Filing for bankruptcy triggers an automatic stay that immediately halts most collection activity, including active wage garnishments and bank levies. Under 11 U.S.C. § 362, the stay applies the moment the petition is filed — no separate request or court hearing is needed.18Office of the Law Revision Counsel. 11 USC 362 Automatic Stay Creditors who continue garnishing after they receive notice of the stay can face sanctions.
The stay only covers debts that existed before you filed. Any obligations you take on afterward remain collectible. Certain debts also punch through the stay — most notably domestic support obligations like child support and alimony, which can continue to be garnished even during bankruptcy.
If wages were garnished within the 90 days before your bankruptcy filing, you may be able to recover those funds if the total amount taken during that period was at least $600, the garnishment was for a dischargeable debt, and you have available exemptions to protect the recovered money. This isn’t automatic — it typically requires a separate motion to the bankruptcy court.
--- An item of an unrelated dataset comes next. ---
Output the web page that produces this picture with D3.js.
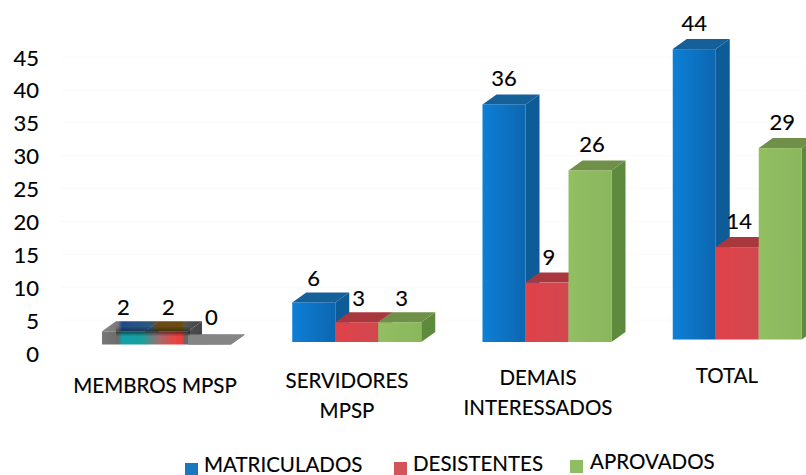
<!DOCTYPE html>
<html><head><meta charset="utf-8">
<script src="https://cdn.jsdelivr.net/npm/d3@7"></script>
<style>html,body{margin:0;background:#fff}svg{display:block}text{font-family:Lato,"Open Sans",sans-serif;fill:#000;stroke:#000;stroke-width:.15px}</style>
</head><body><svg id="c" width="806" height="475"></svg>
<script>
const categories = ["MEMBROS MPSP","SERVIDORES MPSP","DEMAIS INTERESSADOS","TOTAL"];
const seriesNames = ["MATRICULADOS","DESISTENTES","APROVADOS"];
const matriculados = [2,6,36,44];
const desistentes = [2,3,9,14];
const aprovados = [0,3,26,29];
const yTicks = [0,5,10,15,20,25,30,35,40,45];
const values = [matriculados,desistentes,aprovados];

const W=806,H=475, depthX=14, depthY=10;
const svg=d3.select("#c");
const defs=svg.append("defs");
defs.append("filter").attr("id","soft").append("feGaussianBlur").attr("stdDeviation",0.5);
const y=d3.scaleLinear().domain([0,45]).range([354,58]);
const x0=d3.scaleBand().domain(categories).range([102,863]);
const x1=d3.scaleBand().domain(seriesNames).range([0,129]);
const unit=d3.scaleLinear().domain([0,45]).range([0,297]);
const baseOf=i=>[344.5,342,342,339.5][i];

const pal={
 MATRICULADOS:{a:"#0b7fd6",b:"#0a66b0",top:"#16609a",side:"#0c5c98"},
 DESISTENTES:{a:"#e0424a",b:"#d2474f",top:"#a8393e",side:"#9c3338"},
 APROVADOS:{a:"#93bf63",b:"#8ab65c",top:"#6f9048",side:"#5d8a3c"}
};
seriesNames.forEach((s,k)=>{
 const g=defs.append("linearGradient").attr("id","f"+k);
 g.append("stop").attr("offset",0).attr("stop-color",pal[s].a);
 g.append("stop").attr("offset",1).attr("stop-color",pal[s].b);
});
// first group: washed-out, scan-damaged colouring
function grad(id,stops){const g=defs.append("linearGradient").attr("id",id).attr("gradientUnits","userSpaceOnUse").attr("x1",102).attr("x2",240).attr("y1",0).attr("y2",0);
 stops.forEach(([o,c])=>g.append("stop").attr("offset",(o-102)/138).attr("stop-color",c));}
grad("dmgFront",[[102,"#777"],[118,"#6c6c6c"],[122,"#12a0a8"],[142,"#1aa0a0"],[160,"#a86a6a"],[172,"#e04a4a"],[182,"#f03a3a"],[185,"#666"],[240,"#888"]]);
grad("dmgTop",[[102,"#888"],[118,"#777"],[122,"#234a8a"],[150,"#2a5a80"],[158,"#6b4a14"],[182,"#6b4f10"],[185,"#555"],[200,"#444"],[240,"#888"]]);
const bandG=defs.append("linearGradient").attr("id","band").attr("x1",0).attr("x2",0).attr("y1",0).attr("y2",1);
bandG.append("stop").attr("offset",0).attr("stop-color","#000").attr("stop-opacity",0);
bandG.append("stop").attr("offset",0.6).attr("stop-color","#000").attr("stop-opacity",0.45);
bandG.append("stop").attr("offset",1).attr("stop-color","#000").attr("stop-opacity",0);

// faint gridlines remaining in the scan
svg.append("g").selectAll("line").data(yTicks.slice(1)).join("line")
 .attr("x1",60).attr("x2",806).attr("y1",d=>y(d)-1).attr("y2",d=>y(d)-1).attr("stroke","#fafafa");

// y axis
const ax=svg.append("g").attr("transform","translate(39,0)").call(d3.axisLeft(y).tickValues(yTicks).tickSize(0).tickPadding(0));
ax.select(".domain").remove();
ax.selectAll("text").style("font-family","Lato,sans-serif").style("font-size","22px");

// bars
const pt=a=>a.map(q=>q.join(",")).join(" ");
categories.forEach((c,i)=>{
 const base=baseOf(i);
 const g=svg.append("g").attr("filter","url(#soft)");
 seriesNames.forEach((s,k)=>{
  const v=values[k][i], xl=x0(c)+x1(s), w=x1.bandwidth(), h=unit(v), t=base-h, p=pal[s];
  const dmg=i===0;
  g.append("polygon").attr("points",pt([[xl+w,t],[xl+w+depthX,t-depthY],[xl+w+depthX,base-depthY],[xl+w,base]])).attr("fill",dmg?"url(#dmgTop)":p.side);
  g.append("polygon").attr("points",pt([[xl,t],[xl+depthX,t-depthY],[xl+w+depthX,t-depthY],[xl+w,t]])).attr("fill",dmg?"url(#dmgTop)":p.top);
  g.append("rect").attr("x",xl).attr("y",t).attr("width",w).attr("height",h).attr("fill",dmg?"url(#dmgFront)":`url(#f${k})`);
 });
 if(i===0){ // gray zero slab and the dark band the scan left across the short bars
  const xl=x0(c)+x1(seriesNames[2]), w=x1.bandwidth(), t=base-unit(values[0][0]);
  g.append("polygon").attr("points",pt([[xl,base],[xl+w,base],[xl+w+depthX,base-depthY],[xl,base-depthY]])).attr("fill","#858585");
  g.append("rect").attr("x",x0(c)+depthX).attr("y",t-5).attr("width",x1.bandwidth()*2-depthX+2).attr("height",10).attr("fill","url(#band)");
 }
});
// data labels
categories.forEach((c,i)=>{
 seriesNames.forEach((s,k)=>{
  const v=values[k][i];
  const gap=(i===0&&k===2)?10:(i>=2?8:6);
  svg.append("text").attr("x",x0(c)+x1(s)+x1.bandwidth()/2+(k?2:0))
   .attr("y",baseOf(i)-unit(v)-depthY-gap)
   .attr("text-anchor","middle").style("font-size","22px").text(v);
 });
});
// category labels
const catLines=[["MEMBROS MPSP"],["SERVIDORES","MPSP"],["DEMAIS","INTERESSADOS"],["TOTAL"]];
const catCx=[155,347,538,727], catY=[393,388,385,383];
catLines.forEach((ls,i)=>ls.forEach((t,j)=>{
 svg.append("text").attr("x",catCx[i]).attr("y",catY[i]+j*30).attr("text-anchor","middle").style("font-size","20.5px").text(t);
}));
// legend
const legX=[185,394,570], legT=[204,413,590], legY=[472,471,469];
seriesNames.forEach((s,k)=>{
 svg.append("rect").attr("x",legX[k]).attr("y",legY[k]-9).attr("width",13).attr("height",13).attr("fill",[ "#1a76bd","#d2545a","#8fbd62"][k]);
 svg.append("text").attr("x",legT[k]).attr("y",legY[k]).style("font-size","20.5px").text(s);
});
</script></body></html>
It’s one of those recovery options people often don’t learn about until it’s too late, which is why consulting an attorney before filing can pay for itself.
Employers who fail to withhold garnished wages can be held liable for the full amount they should have turned over, plus court penalties. Firing an employee in retaliation for a single garnishment violates federal law and exposes the employer to criminal penalties and civil liability.12Office of the Law Revision Counsel. 15 USC 1674 Restriction on Discharge From Employment by Reason of Garnishment
For debtors, ignoring a garnishment doesn’t make it stop. Creditors can continue seizing wages and accounts until the judgment — plus post-judgment interest and costs — is fully satisfied. If you fail to comply with court orders related to the garnishment process, the court may hold you in contempt. Creditors can also place liens on real property, making it difficult to sell or refinance your home without first paying the judgment.